- What to produce
Make an exact copy of all the material below, apart from the pictures.
___ Dataset section ___
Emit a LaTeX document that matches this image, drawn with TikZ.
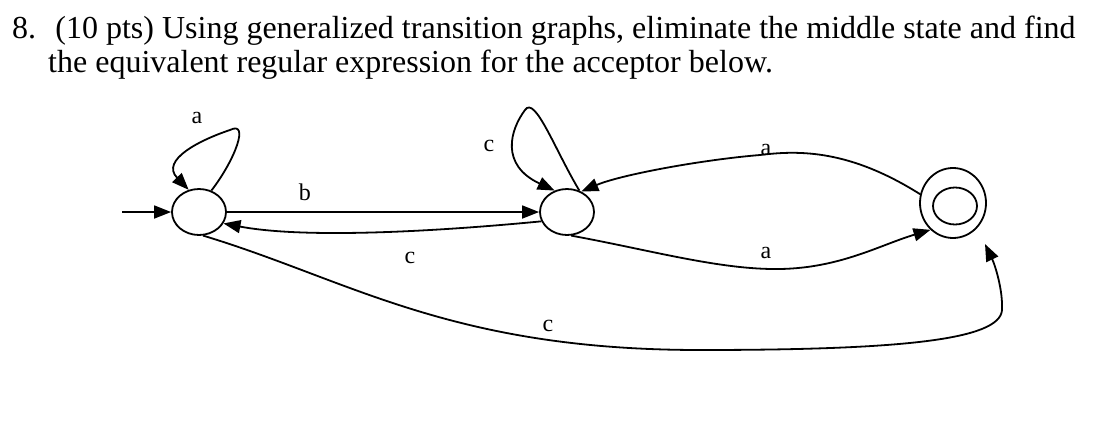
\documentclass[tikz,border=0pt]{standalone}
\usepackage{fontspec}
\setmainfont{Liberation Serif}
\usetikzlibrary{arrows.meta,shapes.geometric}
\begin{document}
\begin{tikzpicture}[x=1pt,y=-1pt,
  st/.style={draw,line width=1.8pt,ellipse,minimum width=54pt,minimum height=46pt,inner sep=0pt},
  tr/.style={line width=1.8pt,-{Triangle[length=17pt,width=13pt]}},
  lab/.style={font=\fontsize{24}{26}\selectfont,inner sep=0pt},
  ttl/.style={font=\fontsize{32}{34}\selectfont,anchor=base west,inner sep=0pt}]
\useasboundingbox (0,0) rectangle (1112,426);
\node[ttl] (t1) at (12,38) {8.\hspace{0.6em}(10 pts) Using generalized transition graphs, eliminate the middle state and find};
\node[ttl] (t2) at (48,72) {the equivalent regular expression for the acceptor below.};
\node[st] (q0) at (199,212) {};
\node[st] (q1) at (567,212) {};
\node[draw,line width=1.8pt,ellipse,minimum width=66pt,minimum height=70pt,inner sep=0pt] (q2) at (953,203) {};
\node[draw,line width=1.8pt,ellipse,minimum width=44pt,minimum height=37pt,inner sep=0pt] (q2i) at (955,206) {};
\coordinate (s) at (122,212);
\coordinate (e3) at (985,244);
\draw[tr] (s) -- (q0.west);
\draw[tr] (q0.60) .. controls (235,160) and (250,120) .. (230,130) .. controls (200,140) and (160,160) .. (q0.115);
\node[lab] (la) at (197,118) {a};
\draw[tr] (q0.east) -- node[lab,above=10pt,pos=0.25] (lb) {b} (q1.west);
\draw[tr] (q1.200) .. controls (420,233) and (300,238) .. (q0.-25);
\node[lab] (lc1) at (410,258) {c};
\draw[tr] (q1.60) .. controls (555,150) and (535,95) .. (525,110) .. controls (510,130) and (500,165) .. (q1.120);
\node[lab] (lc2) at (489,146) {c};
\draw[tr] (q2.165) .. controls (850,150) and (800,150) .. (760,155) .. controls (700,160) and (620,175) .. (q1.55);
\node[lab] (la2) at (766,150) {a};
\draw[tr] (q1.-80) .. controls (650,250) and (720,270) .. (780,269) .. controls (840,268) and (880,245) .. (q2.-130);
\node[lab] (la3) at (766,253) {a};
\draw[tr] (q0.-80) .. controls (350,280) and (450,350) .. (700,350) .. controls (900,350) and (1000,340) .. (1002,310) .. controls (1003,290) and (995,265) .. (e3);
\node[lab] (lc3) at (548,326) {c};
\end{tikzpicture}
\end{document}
___
- Final result
Emit a LaTeX document that matches this image, drawn with TikZ.
\documentclass[tikz,border=0pt]{standalone}
\usepackage{fontspec}
\setmainfont{Liberation Serif}
\usetikzlibrary{arrows.meta,shapes.geometric}
\begin{document}
\begin{tikzpicture}[x=1pt,y=-1pt,
  st/.style={draw,line width=1.8pt,ellipse,minimum width=54pt,minimum height=46pt,inner sep=0pt},
  tr/.style={line width=1.8pt,-{Triangle[length=17pt,width=13pt]}},
  lab/.style={font=\fontsize{24}{26}\selectfont,inner sep=0pt},
  ttl/.style={font=\fontsize{32}{34}\selectfont,anchor=base west,inner sep=0pt}]
\useasboundingbox (0,0) rectangle (1112,426);
\node[ttl] (t1) at (12,38) {8.\hspace{0.6em}(10 pts) Using generalized transition graphs, eliminate the middle state and find};
\node[ttl] (t2) at (48,72) {the equivalent regular expression for the acceptor below.};
\node[st] (q0) at (199,212) {};
\node[st] (q1) at (567,212) {};
\node[draw,line width=1.8pt,ellipse,minimum width=66pt,minimum height=70pt,inner sep=0pt] (q2) at (953,203) {};
\node[draw,line width=1.8pt,ellipse,minimum width=44pt,minimum height=37pt,inner sep=0pt] (q2i) at (955,206) {};
\coordinate (s) at (122,212);
\coordinate (e3) at (985,244);
\draw[tr] (s) -- (q0.west);
\draw[tr] (q0.60) .. controls (235,160) and (250,120) .. (230,130) .. controls (200,140) and (160,160) .. (q0.115);
\node[lab] (la) at (197,118) {a};
\draw[tr] (q0.east) -- node[lab,above=10pt,pos=0.25] (lb) {b} (q1.west);
\draw[tr] (q1.200) .. controls (420,233) and (300,238) .. (q0.-25);
\node[lab] (lc1) at (410,258) {c};
\draw[tr] (q1.60) .. controls (555,150) and (535,95) .. (525,110) .. controls (510,130) and (500,165) .. (q1.120);
\node[lab] (lc2) at (489,146) {c};
\draw[tr] (q2.165) .. controls (850,150) and (800,150) .. (760,155) .. controls (700,160) and (620,175) .. (q1.55);
\node[lab] (la2) at (766,150) {a};
\draw[tr] (q1.-80) .. controls (650,250) and (720,270) .. (780,269) .. controls (840,268) and (880,245) .. (q2.-130);
\node[lab] (la3) at (766,253) {a};
\draw[tr] (q0.-80) .. controls (350,280) and (450,350) .. (700,350) .. controls (900,350) and (1000,340) .. (1002,310) .. controls (1003,290) and (995,265) .. (e3);
\node[lab] (lc3) at (548,326) {c};
\end{tikzpicture}
\end{document}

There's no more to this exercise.